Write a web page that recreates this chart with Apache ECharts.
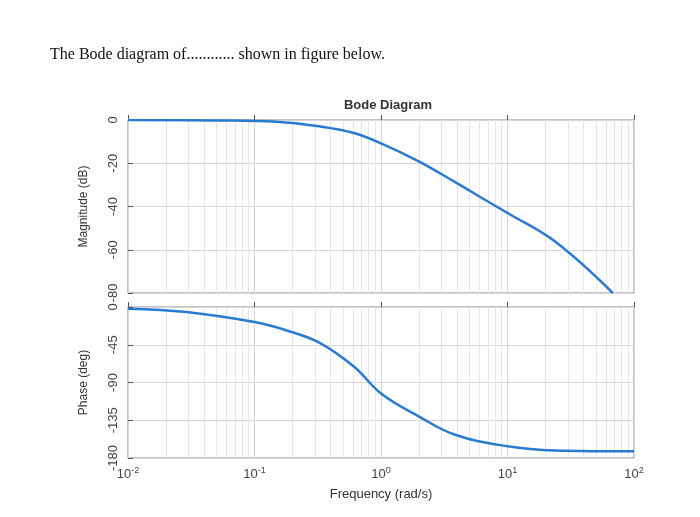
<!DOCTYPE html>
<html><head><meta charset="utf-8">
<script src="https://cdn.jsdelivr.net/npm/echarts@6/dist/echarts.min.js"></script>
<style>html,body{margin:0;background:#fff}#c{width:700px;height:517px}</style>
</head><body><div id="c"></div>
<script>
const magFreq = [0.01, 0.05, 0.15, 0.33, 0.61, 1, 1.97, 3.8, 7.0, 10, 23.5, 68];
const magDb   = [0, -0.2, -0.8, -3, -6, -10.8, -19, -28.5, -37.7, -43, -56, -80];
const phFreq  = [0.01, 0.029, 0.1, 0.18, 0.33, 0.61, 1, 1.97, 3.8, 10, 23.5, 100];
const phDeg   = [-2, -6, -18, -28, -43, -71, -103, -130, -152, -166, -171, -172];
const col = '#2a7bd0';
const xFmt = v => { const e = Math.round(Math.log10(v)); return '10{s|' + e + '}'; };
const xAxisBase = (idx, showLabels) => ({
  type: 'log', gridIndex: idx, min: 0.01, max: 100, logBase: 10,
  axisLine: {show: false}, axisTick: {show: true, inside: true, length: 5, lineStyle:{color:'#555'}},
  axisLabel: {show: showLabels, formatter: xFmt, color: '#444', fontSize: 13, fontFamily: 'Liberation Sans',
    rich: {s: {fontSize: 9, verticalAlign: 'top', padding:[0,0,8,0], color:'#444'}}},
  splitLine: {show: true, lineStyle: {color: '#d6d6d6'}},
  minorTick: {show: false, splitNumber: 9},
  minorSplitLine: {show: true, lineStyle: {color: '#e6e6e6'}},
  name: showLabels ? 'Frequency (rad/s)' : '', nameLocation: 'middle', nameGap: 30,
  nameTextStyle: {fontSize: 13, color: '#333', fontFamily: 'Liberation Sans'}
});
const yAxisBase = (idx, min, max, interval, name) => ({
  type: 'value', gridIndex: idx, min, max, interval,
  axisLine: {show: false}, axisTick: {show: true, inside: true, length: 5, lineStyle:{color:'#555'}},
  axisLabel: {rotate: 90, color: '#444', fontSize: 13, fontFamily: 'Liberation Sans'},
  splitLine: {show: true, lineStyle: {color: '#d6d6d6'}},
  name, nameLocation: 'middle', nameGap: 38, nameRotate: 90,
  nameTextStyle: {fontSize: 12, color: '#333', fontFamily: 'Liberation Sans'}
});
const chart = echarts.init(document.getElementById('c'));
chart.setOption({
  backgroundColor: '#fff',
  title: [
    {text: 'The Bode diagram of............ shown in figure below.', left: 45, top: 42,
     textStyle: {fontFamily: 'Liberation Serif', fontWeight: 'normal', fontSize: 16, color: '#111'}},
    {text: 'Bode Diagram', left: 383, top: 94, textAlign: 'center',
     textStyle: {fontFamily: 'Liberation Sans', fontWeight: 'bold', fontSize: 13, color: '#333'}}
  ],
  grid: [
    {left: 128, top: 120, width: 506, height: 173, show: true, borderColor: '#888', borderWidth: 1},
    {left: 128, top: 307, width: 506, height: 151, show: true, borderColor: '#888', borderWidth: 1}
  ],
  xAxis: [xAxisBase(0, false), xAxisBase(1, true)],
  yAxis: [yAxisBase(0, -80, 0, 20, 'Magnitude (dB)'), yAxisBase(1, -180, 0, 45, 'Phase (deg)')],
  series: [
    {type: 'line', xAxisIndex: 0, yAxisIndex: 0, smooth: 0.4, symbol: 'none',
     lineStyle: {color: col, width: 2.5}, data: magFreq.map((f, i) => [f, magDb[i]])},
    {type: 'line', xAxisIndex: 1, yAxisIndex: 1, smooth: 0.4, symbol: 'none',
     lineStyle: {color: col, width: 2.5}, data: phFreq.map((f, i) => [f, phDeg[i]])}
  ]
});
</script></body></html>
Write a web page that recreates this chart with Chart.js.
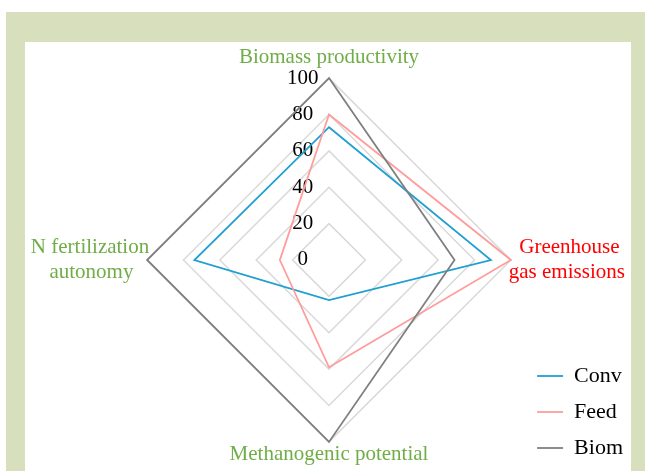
○ ○ ○ ○ ○ ○ ○
— WORK INSTRUCTIONS —
Check each line of the records for "recreates" and copy the ones that contain it.

— ANSWER FOR THE TASK —
Write a web page that recreates this chart with Apache ECharts.
Write a web page that recreates this chart with Chart.js.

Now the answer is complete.